Not sure what this fish is wife caught it on escambia . Any educated guesses? Thanx in advance.


----------



## markw4321 (Oct 4, 2007)

It's a bream. :thumbup:


----------



## daylate (Feb 22, 2012)

stumpknocker


----------



## AdrenB (Jun 20, 2017)

Flier maybe? What ever it is, it will fall under bream regulations...


----------



## Catchemall (May 8, 2018)

I'm with daylate, it's a stumpknocker.
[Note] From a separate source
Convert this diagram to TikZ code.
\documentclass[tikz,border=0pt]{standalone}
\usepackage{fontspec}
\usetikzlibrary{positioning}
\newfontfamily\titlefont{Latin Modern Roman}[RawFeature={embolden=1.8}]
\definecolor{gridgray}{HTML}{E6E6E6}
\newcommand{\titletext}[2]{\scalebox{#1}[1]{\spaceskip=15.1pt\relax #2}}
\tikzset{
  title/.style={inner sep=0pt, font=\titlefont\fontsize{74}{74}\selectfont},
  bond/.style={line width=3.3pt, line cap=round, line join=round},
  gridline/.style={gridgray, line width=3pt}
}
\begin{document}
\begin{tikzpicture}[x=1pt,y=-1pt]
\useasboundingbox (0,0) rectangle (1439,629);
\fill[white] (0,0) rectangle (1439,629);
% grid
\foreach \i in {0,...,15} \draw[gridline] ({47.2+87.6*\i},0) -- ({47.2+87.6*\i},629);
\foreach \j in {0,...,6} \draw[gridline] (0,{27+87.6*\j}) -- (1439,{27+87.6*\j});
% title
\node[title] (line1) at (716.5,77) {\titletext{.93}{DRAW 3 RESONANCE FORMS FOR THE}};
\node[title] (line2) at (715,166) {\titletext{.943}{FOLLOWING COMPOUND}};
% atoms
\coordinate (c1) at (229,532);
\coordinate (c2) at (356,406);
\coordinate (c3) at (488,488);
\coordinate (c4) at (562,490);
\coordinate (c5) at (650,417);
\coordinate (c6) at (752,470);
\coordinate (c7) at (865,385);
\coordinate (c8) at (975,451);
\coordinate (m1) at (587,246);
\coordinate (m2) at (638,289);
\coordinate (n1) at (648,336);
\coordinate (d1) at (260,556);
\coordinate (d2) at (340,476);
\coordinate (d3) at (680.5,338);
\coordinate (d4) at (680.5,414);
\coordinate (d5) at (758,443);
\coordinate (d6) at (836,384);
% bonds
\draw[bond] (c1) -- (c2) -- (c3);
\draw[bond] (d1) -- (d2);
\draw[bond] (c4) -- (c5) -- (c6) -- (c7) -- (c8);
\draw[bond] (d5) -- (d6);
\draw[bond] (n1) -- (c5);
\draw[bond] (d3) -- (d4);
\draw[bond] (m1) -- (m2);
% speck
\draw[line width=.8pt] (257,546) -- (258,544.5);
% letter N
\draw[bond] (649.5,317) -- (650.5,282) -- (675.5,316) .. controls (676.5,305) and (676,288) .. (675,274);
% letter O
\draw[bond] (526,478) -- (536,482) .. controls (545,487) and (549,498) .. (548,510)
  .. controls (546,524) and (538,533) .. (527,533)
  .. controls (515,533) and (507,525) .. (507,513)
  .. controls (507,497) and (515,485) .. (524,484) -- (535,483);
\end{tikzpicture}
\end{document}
Fly perch have a long anal fin that is almost identical to their dorsal fin and look more like a speckled perch (crappie).


----------



## fairpoint (May 9, 2013)

Green Sunfish...There are so many different "Bream", I haven't caught enough to 
see all of them, Maybe one day....


----------



## Jason (Oct 2, 2007)

IT'S NOT A stumpknocker!!! It's a sunfish or just do like everyone and call it a BREAM!!!


----------



## Catchemall (May 8, 2018)

A stumpknocker _is_ a sunfish, a spotted sunfish to be politically and taxonomically correct


----------



## Realtor (Oct 1, 2007)

panfish...


----------



## Catchemall (May 8, 2018)

Nearly all fish that find their way to my boat become panfish


----------



## Tail Chaser (Jun 22, 2008)

Appreciate the jnput from everyone. 
Is the orange on the fins normally found on this type fish? I havent noticed it before in my fish but I cant say I payed much attention before.


----------



## Catchemall (May 8, 2018)

The color of water they live in has a great deal to do with a fish's color. I can't remember seeing stumpknockers around here having orange on the dorsal fin.


----------



## torreyislandkid (Sep 11, 2012)

That is a Spotted Sunfish. They are part of the sunfish family i.e. Bream Bluegill and such. They are good to eat but do not get very large.


----------



## jcoss15 (Oct 11, 2010)

stumpknocker, spotted sunfish


----------



## sureicanfish (Sep 30, 2007)

I'll go with a non-stumpknocker bream of some type. Stumpknockers are buff little fish, usually pretty dark in color


----------



## jack2 (Mar 19, 2010)

it's definitely a sunfish (lepomis) but the species is another question.
a redbreast sunfish has the caudal and posterior dorsal orange tips but this fish has no redbreast. as someone said, water turbidity will accent or take away fish color. i'm guessing this fish lived in dark water for most of it's life.
the spotted appearance is only the remnants of what it's coloration used to be. other than that, could be a partial albino.

jack


----------



## jcoss15 (Oct 11, 2010)

its a stumpknocker or spotted sunfish, just a lighter colored one.


----------



## sureicanfish (Sep 30, 2007)

Here's what they usually look like, for me anyways. Good flathead bait, they last a while.


----------



## skiff89_jr (Apr 1, 2011)

100% stumpknocker


----------



## FishWalton (Jul 22, 2010)

skiff89_jr said:


> 100% stumpknocker


Yep, I eat 'em if I can catch them before a catfish does....if they are big enough.


----------